In the mean time... seals are eating endangered salmon.
Trick Question:
Why is it called the “Northern” Spotted Owl?
Sounds like we should be hunting owls to me. :)
Wait until someone figures out that all those massive windmill power plants are a hazard to flying birds including the spotted owl.
dang, where’s my spotted owl costume? People in this liberal dump (Anacortes, WA) would be bowing down and throwing money at me if I was wearing it.
Now aren’t these idiots interfering with the very ideas they preach? If it’s the survival of the fittest, shouldn’t we be letting “mother nature” run its course?
whats the difference, they both taste the same
It is the same bird as the California Spotted Owl.
This is pretty much the same issue as global warming.
Climate has NEVER been static.
The genome of any species has NEVER been static either.
These people only believe in evolution when it suits their purposes. When it comes to "endangered species," they no longer believe in it.
How much money is this stupid spotted owl costing us taxpayers???
let the dam thing go extinct already... just keep some DNA samples fer crissakes.
And, Apparently, the biggest wussy..
Somebody better tell the barred owls that they are.
Owls killing other owls officially qualifies as "None of the Federal Government's Business". ;)
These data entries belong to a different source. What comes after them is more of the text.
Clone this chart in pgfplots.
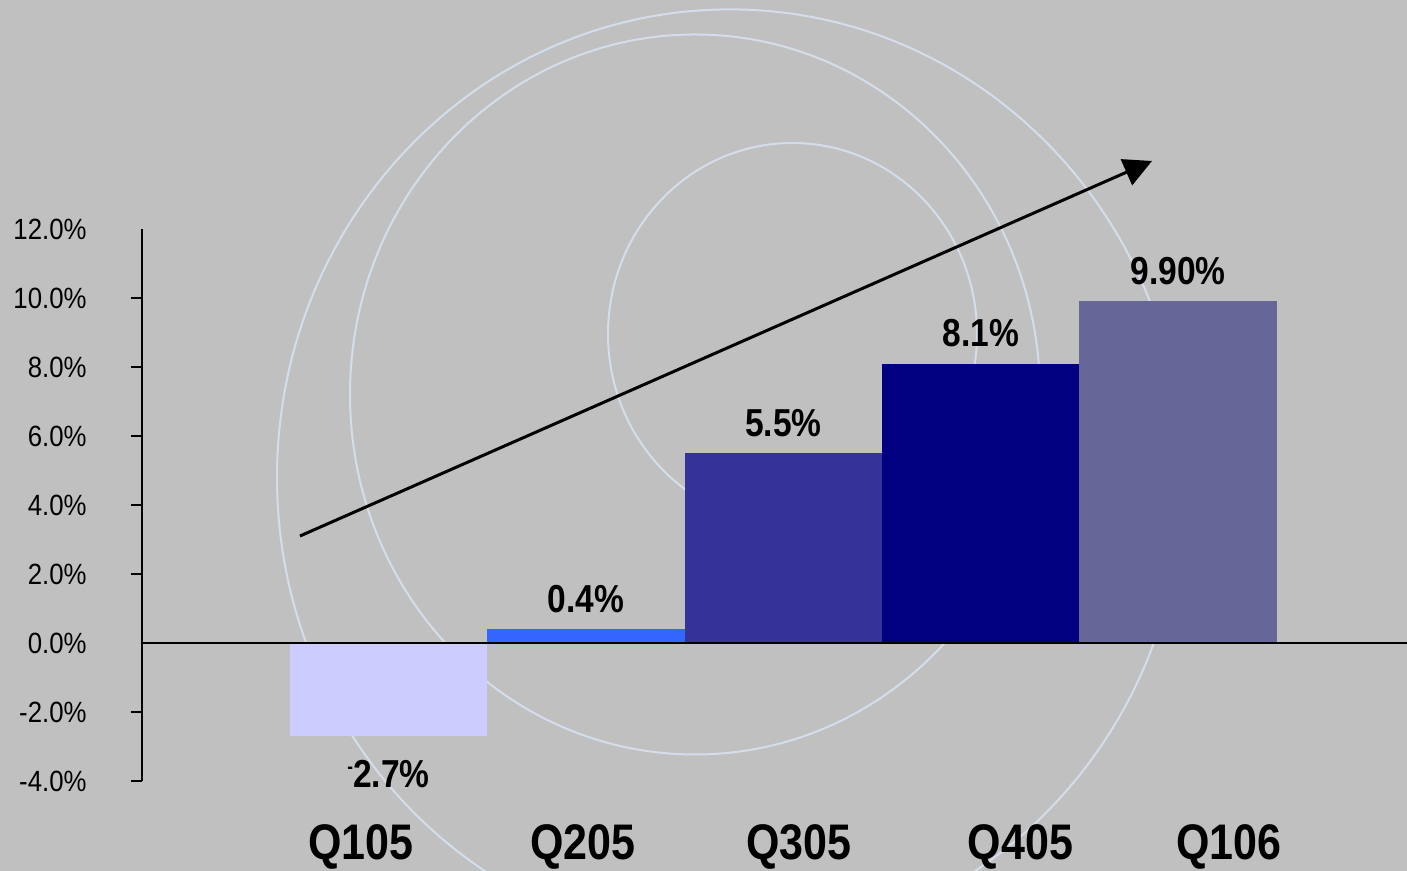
\documentclass[border=0pt]{standalone}
\usepackage{fontspec}
\setmainfont{Liberation Sans}[FakeStretch=0.88]
\newfontfamily\narrowfont{Liberation Sans}[FakeStretch=0.86]
\usepackage{pgfplots}
\pgfplotsset{compat=1.18}
\usetikzlibrary{arrows.meta}
\definecolor{bg}{HTML}{C0C0C0}
\definecolor{circ}{RGB}{212,222,234}
\definecolor{c1}{HTML}{CCCCFF}
\definecolor{c2}{HTML}{3366FF}
\definecolor{c3}{HTML}{333399}
\definecolor{c4}{HTML}{000080}
\definecolor{c5}{HTML}{666699}
\begin{document}
\begin{tikzpicture}[x=0.5pt,y=0.5pt]
\useasboundingbox (0,0) rectangle (1407,871);
\fill[bg] (0,0) rectangle (1407,871);
\begin{scope}
\clip (0,0) rectangle (1407,871);
\draw[circ, line width=1pt] (730,393.6) ellipse [x radius=453, y radius=468];
\draw[circ, line width=1pt] (695,476.5) ellipse [x radius=345, y radius=360];
\draw[circ, line width=1pt] (792.5,537) ellipse [x radius=184.5, y radius=191];
\end{scope}
\begin{axis}[
  at={(71pt,45pt)}, anchor=south west,
  scale only axis, width=632.5pt, height=276pt,
  xmin=-1.2487, xmax=5.1596, ymin=-4, ymax=12,
  axis y line*=left, axis x line*=bottom,
  x axis line style={draw=none},
  y axis line style={black, line width=1pt},
  ytick={-4,-2,...,12},
  yticklabels={-4.0\%,-2.0\%,0.0\%,2.0\%,4.0\%,6.0\%,8.0\%,10.0\%,12.0\%},
  major tick length=0pt,
  yticklabel style={font=\fontsize{14.65pt}{14.65pt}\selectfont, anchor=east, inner sep=0pt, xshift=-27.5pt},
  extra y ticks={-4,-2,2,4,6,8,10},
  extra y tick labels={},
  extra y tick style={major tick length=5.5pt, tick align=outside, tick style={black, line width=1pt}},
  xtick={-0.139,0.985,2.080,3.202,4.258},
  xticklabels={Q105,Q205,Q305,Q405,Q106},
  xtick style={draw=none},
  xticklabel style={font=\narrowfont\bfseries\fontsize{25pt}{25pt}\selectfont, anchor=base, inner sep=0pt, yshift=-39.5pt},
  every node near coord/.append style={font=\narrowfont\bfseries\fontsize{19.5pt}{19.5pt}\selectfont, inner sep=0pt, anchor=base, black},
]
\addplot[ybar, bar shift=0pt, bar width=1, fill=c1, draw=none,
  nodes near coords={\raisebox{7pt}{\fontsize{10pt}{10pt}\selectfont -}2.7\%},
  every node near coord/.append style={anchor=base, yshift=-25.5pt}] coordinates {(0,-2.7)};
\addplot[ybar, bar shift=0pt, bar width=1, fill=c2, draw=none,
  nodes near coords={0.4\%},
  every node near coord/.append style={anchor=base, yshift=8.5pt}] coordinates {(1,0.4)};
\addplot[ybar, bar shift=0pt, bar width=1, fill=c3, draw=none,
  nodes near coords={5.5\%},
  every node near coord/.append style={anchor=base, yshift=8.5pt}] coordinates {(2,5.5)};
\addplot[ybar, bar shift=0pt, bar width=1, fill=c4, draw=none,
  nodes near coords={8.1\%},
  every node near coord/.append style={anchor=base, yshift=8.5pt}] coordinates {(3,8.1)};
\addplot[ybar, bar shift=0pt, bar width=1, fill=c5, draw=none,
  nodes near coords={9.90\%},
  every node near coord/.append style={anchor=base, yshift=8.5pt}] coordinates {(4,9.9)};
\draw[black, line width=1pt] (axis cs:-1.2487,0) -- (axis cs:5.1596,0);
\end{axis}
\draw[black, line width=1.5pt, -{Triangle[length=14pt,width=14pt]}] (300,335) -- (1152,710);
\end{tikzpicture}
\end{document}
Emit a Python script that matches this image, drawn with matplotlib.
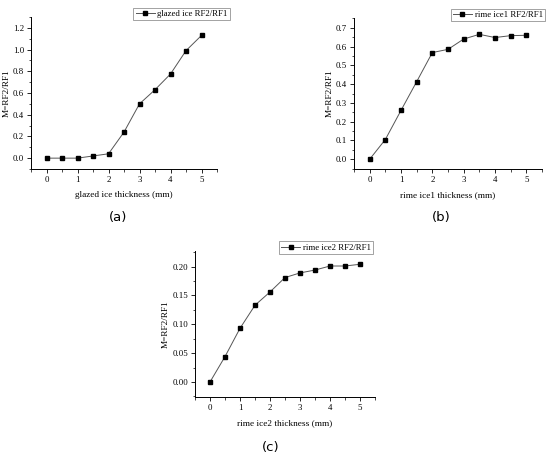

Bingo, THE N. Spotted Owl ain’t a species, and they don’t need “Old Growth” which the enviro’s never really defined. They live in Kmart signs, second growth and anything else. AND, their best hunting is in clear cuts.
Global warming is due to the artificially protracted survival of species which should have otherwise gone extinct.
lol
What a pant load! Spotted owls eat small rodents and those are very scarce in old growth forest habitat. Remember the "intellectual" who when told of the Spotted Owl nest in the K-Mart Sign, responded that it must be a different sub-species of Spotted Owl.
In a way it sounds like a thinly disguised history of the United States.
So, all owls are equal, but some are more equal than others.
Darn, where am I going to get my Spotted Owl Soup now?